A CPLP alega razões históricas que justificariam a adesão da Guiné Equatorial, visto que as ilhas de Annobón e Bioko (ex-Fernão Pó), que fazem parte do seu território, pertenciam formalmente a Portugal até 1778. Contudo, durante 300 anos, Fernão Pó, nunca foi colonizado por Portugal e a minúscula ilha de Annobón (17 km²) foi apenas povoada com escravos africanos. De facto, o país que, além da Espanha, tem realmente laços históricos com a Guiné Equatorial é a Grã-Bretanha, pois foram os britânicos que em 1827 colonizaram Fernão Pó e fundaram a capital Malabo, muito antes da colonização efectiva do território por Espanha. O principal motivo da aproximação da CPLP da Guiné Equatorial não tem nada a ver com história nem língua, mas sim com o potencial económico deste pequeno país africano de apenas 600.000 habitantes. Em 2011 o país organizará a cimeira da União Africana e em 2012 realizará, junto com o Gabão, o Campeonato Africano das Nações, dois eventos que prometem aumentar os investimentos em infra-estruturas. Não admira que também empresas portuguesas e brasileiras queiram participar nas oportunidades de negócio que o pequeno país oferece. Espera-se que a integração na CPLP lhes facilite a competição com outras empresas estrangeiras pelos contratos milionários com o regime em Malabo.

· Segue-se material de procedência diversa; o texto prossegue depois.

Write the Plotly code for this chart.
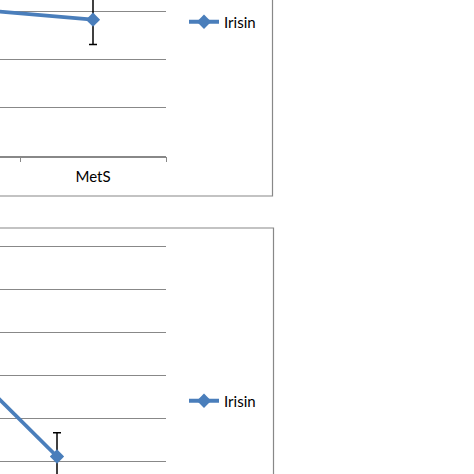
import plotly.graph_objects as go

# top chart (categories, means, error)
top_groups = ["Control", "MetS"]
top_irisin = [3.09, 2.83]
top_err = [0.52, 0.52]

# bottom chart
bottom_groups = ["Control", "MetS"]
bottom_irisin = [5.72, 1.105]
bottom_err = [0.55, 0.55]

W = 474
H = 474
blue = "#4a7ebb"
grey = "#888888"
font = "Lato"


def px_y(p):
    # pixel row -> paper fraction
    return 1 - p / H


def px_x(p):
    return p / W


fig = go.Figure()

fig.add_trace(go.Scatter(
    x=top_groups, y=top_irisin, name="Irisin",
    mode="lines+markers",
    line=dict(color=blue, width=3.8),
    marker=dict(symbol="diamond", size=11, color=blue),
    error_y=dict(type="data", array=top_err, color="black", thickness=1.5, width=4),
    xaxis="x", yaxis="y", legend="legend",
))

fig.add_trace(go.Scatter(
    x=bottom_groups, y=bottom_irisin, name="Irisin",
    mode="lines+markers",
    line=dict(color=blue, width=3.8),
    marker=dict(symbol="diamond", size=11, color=blue),
    error_y=dict(type="data", array=bottom_err, color="black", thickness=1.5, width=4),
    xaxis="x2", yaxis="y2", legend="legend2",
))

# chart frames (partly off the page)
fig.add_shape(type="rect", xref="paper", yref="paper",
              x0=-0.05, x1=px_x(272.5), y0=px_y(196), y1=1.05,
              line=dict(color=grey, width=1.2), layer="below")
fig.add_shape(type="rect", xref="paper", yref="paper",
              x0=-0.05, x1=px_x(273.5), y0=-0.05, y1=px_y(228),
              line=dict(color=grey, width=1.2), layer="below")

# bottom plot: value 6 sits on row 246, 43 px per unit
top2 = 241.7
fig.update_layout(
    width=W, height=H,
    margin=dict(l=0, r=0, t=0, b=0),
    paper_bgcolor="white", plot_bgcolor="white",
    font=dict(family=font, size=15, color="black"),
    showlegend=True,
    xaxis=dict(
        domain=[0, px_x(166)], anchor="y",
        type="category", range=[1 - 93 / 146, 1.5],
        tickson="boundaries", ticks="outside", ticklen=5, tickcolor=grey,
        showline=True, linecolor=grey, linewidth=1.5,
        showgrid=False, tickfont=dict(family=font, size=15),
        ticklabelstandoff=7,
    ),
    yaxis=dict(
        domain=[px_y(155.5), 1], anchor="x",
        range=[0, 155.5 / 48], dtick=1,
        showgrid=True, gridcolor=grey, gridwidth=1.2,
        zeroline=False, showticklabels=False,
    ),
    xaxis2=dict(
        domain=[0, px_x(166)], anchor="y2",
        type="category", range=[1 - 57 / 200, 1 + 109 / 200],
        showline=False, showgrid=False, showticklabels=False,
    ),
    yaxis2=dict(
        domain=[0, px_y(top2)], anchor="x2",
        range=[6 - (H - 246) / 43, 6 + (246 - top2) / 43], dtick=1,
        showgrid=True, gridcolor=grey, gridwidth=1.2,
        zeroline=False, showticklabels=False,
    ),
    legend=dict(x=px_x(184), y=px_y(22), xanchor="left", yanchor="middle",
                bgcolor="rgba(0,0,0,0)", font=dict(family=font, size=15)),
    legend2=dict(x=px_x(184), y=px_y(401), xanchor="left", yanchor="middle",
                 bgcolor="rgba(0,0,0,0)", font=dict(family=font, size=15)),
)

# drop the browser's default 8px body margin
fig.write_html("out.html",
               config={"displayModeBar": False},
               post_script="document.body.style.margin='0';document.body.style.overflow='hidden';")
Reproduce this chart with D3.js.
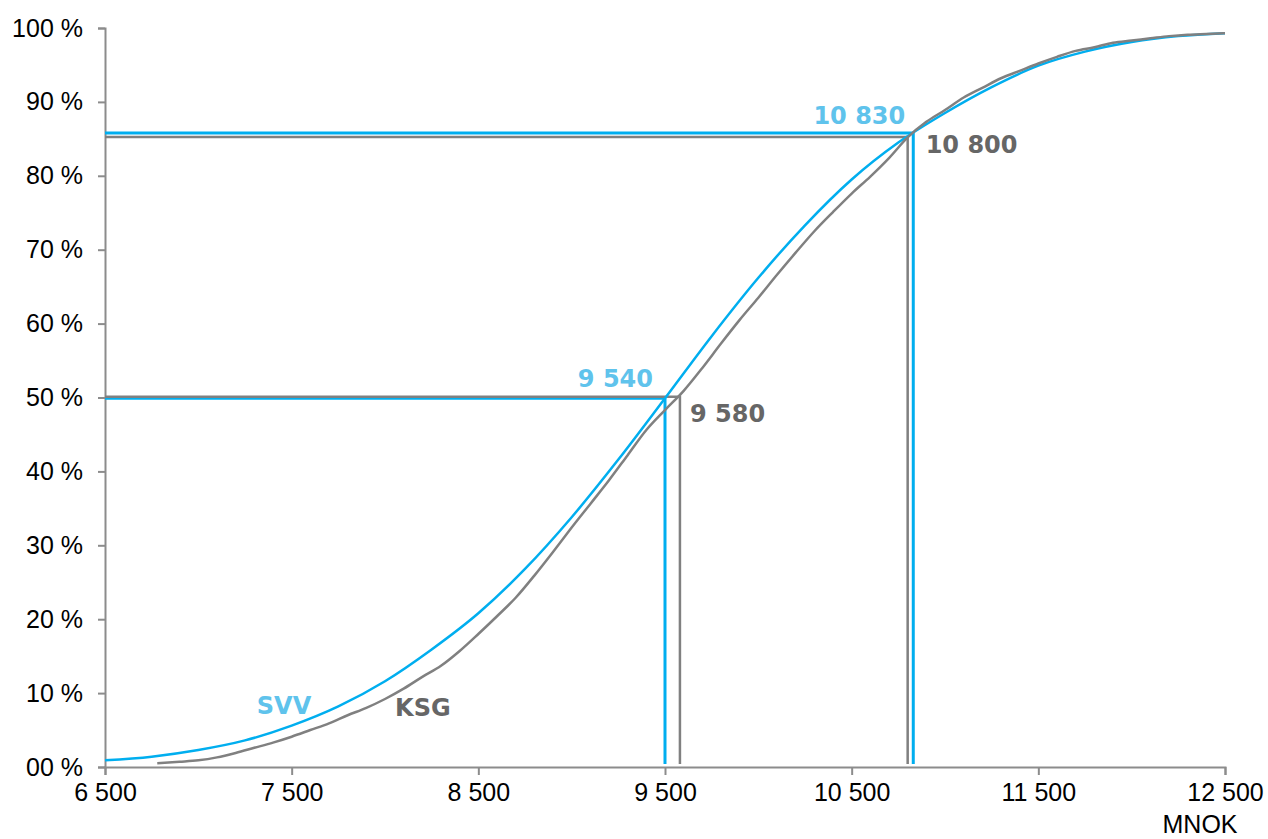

Em 23 de Julho, a 8ª Cimeira da CPLP em Luanda vai tomar uma decisão sobre a adesão da Guiné Equatorial como membro de pleno direito o que depende da aceitação unânime por todos os oito Estados membros. A solicitação de Obiang já tem o apoio dos países-membros africanos que também esperem beneficiar da riqueza da Guiné Equatorial. São Tomé, por exemplo, já anunciou que está a negociar com Malabo um crédito de €50 milhões, cerca de cinco vezes o montante que Portugal paga anualmente a esta ex-colónia. Resta saber se Portugal e Brasil, dois países que se livraram da ditadura em 1974 e 1985 respectivamente, estarão também disponíveis a ignorar os próprios princípios políticos da CPLP para aceitar a ditadura de Obiang no seio da comunidade lusófona. Uma vez integrada na CPLP qualquer influência sobre o regime ditatorial na Guiné Equatorial é impossível, visto que um outro princípio desta comunidade é a não-ingerência nos assuntos internos de cada Estado.